While the bill has passed the state legislature’s Judiciary Committee, it will now be voted on by the state’s House of Representatives.
In response to this bill, David McGuire, Executive Director for the Connecticut charter of the American Civil Liberties Union (ACLU), was in an uproar, saying: “We’re not in warfare here… There’s a level of separation that makes it almost video game like where they’re detached from the actual situation.”
McGuire and other advocates are worried about the potential misuse of these drones by police officers. Of course, it is not the use of drones which is controversial here, it is the fact that these drones might have lethal weapons attached to them.
As we can see from the Federal Aviation Administration guidelines, drones are popular among Americans and can be safely used by citizens when you require certain credentials and follow certain rules.
Arguments On Both Sides
In spite of the potential benefits that police enforcement claim can come from this bill, those who oppose it are more concerned with the evil that could be born from it. As the Bureau of Investigative Journalism notes, a fifth of those dead from weaponized drone attacks overseas have been innocent bystanders, which brings the safety and efficiency of these weapons into question, especially if they are to be used on the streets of the US.
With the recent controversy of police brutality over the years, as well as the influence of the #blacklivesmatter movement, it is no wonder that Connecticut NAACP President Scot Esdaile is worried that police will misuse these drones, stating that: “We have huge concerns that they would use this new technology to abuse our communities.”
Politicians who have approved the bill so far seem to harbor an optimistic view as to how these drones will be used.
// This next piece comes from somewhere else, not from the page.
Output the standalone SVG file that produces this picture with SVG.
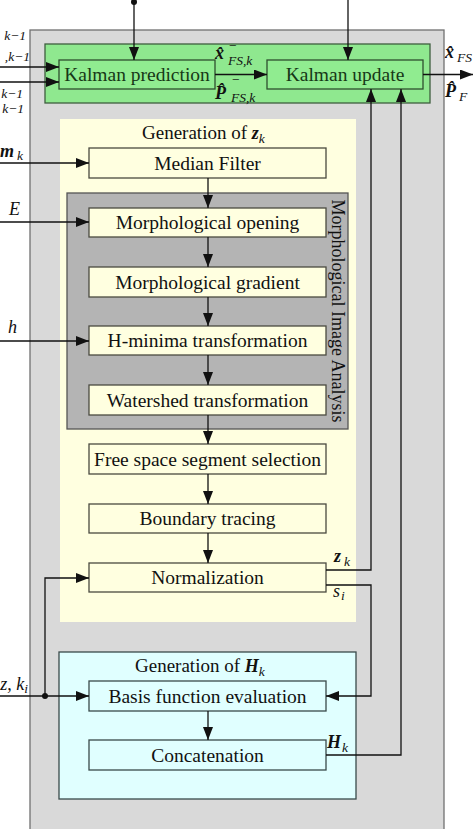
<svg xmlns="http://www.w3.org/2000/svg" width="474" height="829" viewBox="0 0 474 829">
<style>
  .t{font-family:"Liberation Serif","Times New Roman",serif;font-size:19.5px;fill:#111;text-anchor:middle}
  .tk{font-family:"Liberation Serif","Times New Roman",serif;font-size:19.5px;fill:#173817;text-anchor:middle}
  .ti{font-family:"Liberation Serif","Times New Roman",serif;font-size:19px;fill:#111}
  .mv{font-family:"Liberation Serif","Times New Roman",serif;font-size:18px;font-weight:bold;font-style:italic;fill:#111}
  .mi{font-family:"Liberation Serif","Times New Roman",serif;font-size:18px;font-style:italic;fill:#111}
  .sb{font-family:"Liberation Serif","Times New Roman",serif;font-size:13.5px;font-style:italic;fill:#111}
  .box{fill:#ffffe0;stroke:#4a4a40;stroke-width:1.3}
  .cbox{fill:#e0ffff;stroke:#3a4a4a;stroke-width:1.3}
  .kbox{fill:#90ec90;stroke:#2f4f2f;stroke-width:1.3}
  .c{fill:none;stroke:#111;stroke-width:1.3}
</style>
<defs>
  <marker id="ah" markerUnits="userSpaceOnUse" markerWidth="13" markerHeight="10" viewBox="0 0 13 10" refX="13" refY="5" orient="auto">
    <path d="M0,0 L13,5 L0,10 z" fill="#111"/>
  </marker>
</defs>

<g id="outer">
  <rect x="30" y="30" width="414" height="820" fill="#d9d9d9" stroke="#707070" stroke-width="1.3"/>
</g>

<g id="kalman-group">
  <rect x="45" y="44" width="385" height="59" fill="#8fe88f" stroke="#3e5e3e" stroke-width="1.3"/>
</g>
<g id="kalman-prediction">
  <rect class="kbox" x="59" y="60" width="156" height="29"/>
  <text class="tk" x="137" y="81">Kalman prediction</text>
</g>
<g id="kalman-update">
  <rect class="kbox" x="267" y="60" width="156" height="29"/>
  <text class="tk" x="345" y="81">Kalman update</text>
</g>

<g id="gen-z">
  <rect x="60" y="119" width="296" height="503" fill="#ffffe0"/>
  <text class="ti" x="142" y="139">Generation of <tspan class="mv">z</tspan><tspan class="sb" dy="4">k</tspan></text>
</g>

<g id="median-filter">
  <rect class="box" x="89" y="148" width="237" height="30"/>
  <text class="t" x="207.5" y="169.5">Median Filter</text>
</g>

<g id="morph-analysis">
  <rect x="67" y="193" width="281" height="236" fill="#b4b4b4" stroke="#555" stroke-width="1.3"/>
  <text class="t" style="font-size:18px" transform="translate(332,311) rotate(90)">Morphological Image Analysis</text>
</g>

<g id="morph-opening">
  <rect class="box" x="89" y="208" width="237" height="29"/>
  <text class="t" x="207.5" y="229">Morphological opening</text>
</g>
<g id="morph-gradient">
  <rect class="box" x="89" y="267" width="237" height="30"/>
  <text class="t" x="207.5" y="288.5">Morphological gradient</text>
</g>
<g id="h-minima">
  <rect class="box" x="89" y="326" width="237" height="29"/>
  <text class="t" x="207.5" y="347">H-minima transformation</text>
</g>
<g id="watershed">
  <rect class="box" x="89" y="385" width="237" height="30"/>
  <text class="t" x="207.5" y="406.5">Watershed transformation</text>
</g>
<g id="free-space">
  <rect class="box" x="89" y="444" width="237" height="30"/>
  <text class="t" x="207.5" y="465.5">Free space segment selection</text>
</g>
<g id="boundary">
  <rect class="box" x="89" y="504" width="237" height="29"/>
  <text class="t" x="207.5" y="525">Boundary tracing</text>
</g>
<g id="normalization">
  <rect class="box" x="89" y="563" width="237" height="29"/>
  <text class="t" x="207.5" y="584">Normalization</text>
</g>

<g id="gen-h">
  <rect class="cbox" x="59" y="652" width="297" height="147"/>
  <text class="ti" x="135" y="672">Generation of <tspan class="mv">H</tspan><tspan class="sb" dy="4">k</tspan></text>
</g>
<g id="basis">
  <rect class="cbox" x="89" y="681" width="237" height="30"/>
  <text class="t" x="207.5" y="702.5">Basis function evaluation</text>
</g>
<g id="concat">
  <rect class="cbox" x="89" y="740" width="237" height="30"/>
  <text class="t" x="207.5" y="761.5">Concatenation</text>
</g>

<g id="connectors">
  <path class="c" d="M134,2 V60" marker-end="url(#ah)"/>
  <circle cx="134" cy="2" r="3" fill="#111"/>
  <path class="c" d="M348,0 V60" marker-end="url(#ah)"/>
  <path class="c" d="M0,67 H59" marker-end="url(#ah)"/>
  <path class="c" d="M0,82 H59" marker-end="url(#ah)"/>
  <path class="c" d="M215,74.5 H267" marker-end="url(#ah)"/>
  <path class="c" d="M423,74.5 H473" marker-end="url(#ah)"/>
  <path class="c" d="M0,163 H89" marker-end="url(#ah)"/>
  <path class="c" d="M208,178 V208" marker-end="url(#ah)"/>
  <path class="c" d="M0,222 H89" marker-end="url(#ah)"/>
  <path class="c" d="M208,237 V267" marker-end="url(#ah)"/>
  <path class="c" d="M208,297 V326" marker-end="url(#ah)"/>
  <path class="c" d="M0,341 H89" marker-end="url(#ah)"/>
  <path class="c" d="M208,355 V385" marker-end="url(#ah)"/>
  <path class="c" d="M208,415 V444" marker-end="url(#ah)"/>
  <path class="c" d="M208,474 V504" marker-end="url(#ah)"/>
  <path class="c" d="M208,533 V563" marker-end="url(#ah)"/>
  <path class="c" d="M45,696 V578 H89" marker-end="url(#ah)"/>
  <path class="c" d="M0,696 H89" marker-end="url(#ah)"/>
  <circle cx="45" cy="696" r="3" fill="#111"/>
  <path class="c" d="M326,570 H371 V89" marker-end="url(#ah)"/>
  <path class="c" d="M326,585 H371 V696 H326" marker-end="url(#ah)"/>
  <path class="c" d="M326,755 H401 V89" marker-end="url(#ah)"/>
  <path class="c" d="M208,711 V740" marker-end="url(#ah)"/>
</g>

<g id="labels">
  <text class="sb" x="26" y="40" text-anchor="end">k−1</text>
  <text class="sb" x="30" y="61" text-anchor="end">,k−1</text>
  <text class="sb" x="23" y="98" text-anchor="end">k−1</text>
  <text class="sb" x="24" y="113" text-anchor="end">k−1</text>

  <text class="mv" x="215" y="59">x̂</text>
  <text class="sb" x="228" y="50">−</text>
  <text class="sb" x="228" y="65">FS,k</text>
  <text class="mv" x="215" y="99">P̂</text>
  <text class="sb" x="231" y="84">−</text>
  <text class="sb" x="231" y="102">FS,k</text>

  <text class="mv" x="445" y="58">x̂</text>
  <text class="sb" x="457" y="62">FS</text>
  <text class="mv" x="445" y="97">P̂</text>
  <text class="sb" x="459" y="101">F</text>

  <text class="mv" x="0" y="157">m</text>
  <text class="sb" x="17" y="160">k</text>
  <text class="mi" x="9" y="215">E</text>
  <text class="mi" x="8" y="333">h</text>
  <text class="mi" x="28" y="690" text-anchor="end">z, k<tspan class="sb" dy="3">i</tspan></text>

  <text class="mv" x="334" y="562">z</text>
  <text class="sb" x="344" y="566">k</text>
  <text class="mi" x="333" y="597">s</text>
  <text class="sb" x="341" y="600">i</text>
  <text class="mv" x="327" y="748">H</text>
  <text class="sb" x="342" y="752">k</text>
</g>
</svg>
Senator John Kissel, a member of the Connecticut Judiciary Committee, which approved the bill, told Fox 5 that:
“Obviously this is for very limited circumstances… We can certainly envision some incident on some campus or someplace where someone is a rogue shooter or someone was kidnapped and you try to blow out a tire.”
It seems that both sides of this issue are speculating as to whether or not these drones will be good for the community. The actuality of what legalizing weaponized drones will mean for police use, and potential abuse, is what remains in question.
To date, five states have laws which prohibit anyone from using a weaponized drone, including Nevada, North Carolina, Oregon, Vermont, and Wisconsin. And while the state of North Dakota allows police to use weaponized drones, they are, however, subject to using “less than lethal” weapons such as tear gas, tasers, rubber bullets, and pepper spray.
Interestingly, the strategy used by Connecticut lawmakers in terms of their attempt to be able to pass such legislation mirrors that of North Dakota. In other words, the bill that was passed in North Dakota also started off as a bill to ban all weaponized drones and was then amended at the last minute by lawmakers so as to make an exemption for police. The difference, however, is that in the case of Connecticut, lawmakers aren’t just attempting to make an exemption for police to use weaponized drones, but to also allow for the use of lethal weaponry.
What do you think? Should we trust the integrity of Connecticut’s police officers, or should we try and stop them from using weaponized drones?